Mar 10, 2010

Plastic Beach

Do you realize how fucking great a Gorillaz greatest hits record would be? The thing would be practically unstoppable: "Clint Eastwood," "DARE," "Feel Good Inc," "Dirty Harry," "Slow Country," "Tomorrow Comes Today," "19-2000," among about a dozen others. Gorillaz has always been more of a great singles band than album-oriented outfit. That being said, Plastic Beach is their most consistent album that will, nonetheless, add quite a few more highlights to this imagined greatest hits package.

Each Gorillaz album has a dual highlight: the funky go-getter dressed in flashy t-shirt and neon kicks and the sad-sack downer wearing yesterday's pajamas. On their self-titled debut, this couple was "Clint Eastwood" and "Slow Country," respectively.

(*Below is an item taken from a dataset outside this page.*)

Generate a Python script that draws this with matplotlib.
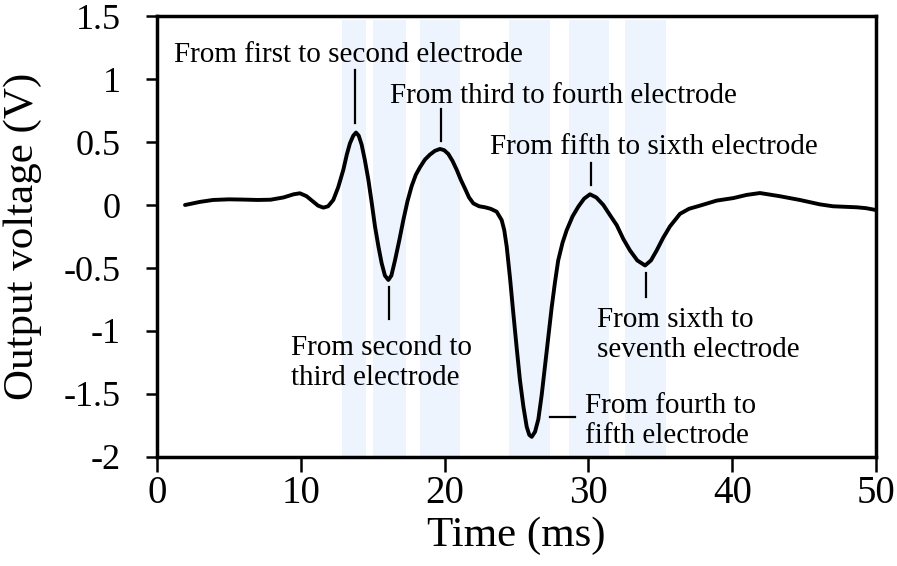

The pair is readily identifiable on Plastic Beach: "Superfast Jellyfish" is the album's best rave-up, while the exquisite "Rhinestone Cowboys" plays to the surprising strength of Albarn's deadpan 2-D act.

As a whole the album balances these exuberant highs and the slouching lows. After a surprisingly slow start (two introductions to the album plus a prelude to the third song!), the album takes off with "White Flag" when MCs Kano and Bashy trade rhymes over a funky flute driven beat provided by the Lebanese National Orchestra for Oriental Arabic Music. The one-two punch of "Stylo" and "Superfast Jellyfish" employ surprising guests (Bobby Womack, De La Soul, Gruff Rhys) to great effect. On the softer side, Little Dragon gives Albarn a hand with "Empire Ants" and "To Binge" to create a pair of watery dreams. Later, Lou Reed lends his trademark talk-singing to the terrific "Some Kind of Nature," a song that sounds more upbeat than the lyrics suggest. Albarn assumes solo control over "On Melancholy Hill" and "Broken," the former of which is one of the strongest tracks on the album. Late on Plastic Beach, Bobby Womack returns for the forlorn "Cloud of Unknowing." The song finds him standing on the beach at night, staring at the lonely satellites swinging in their orbits.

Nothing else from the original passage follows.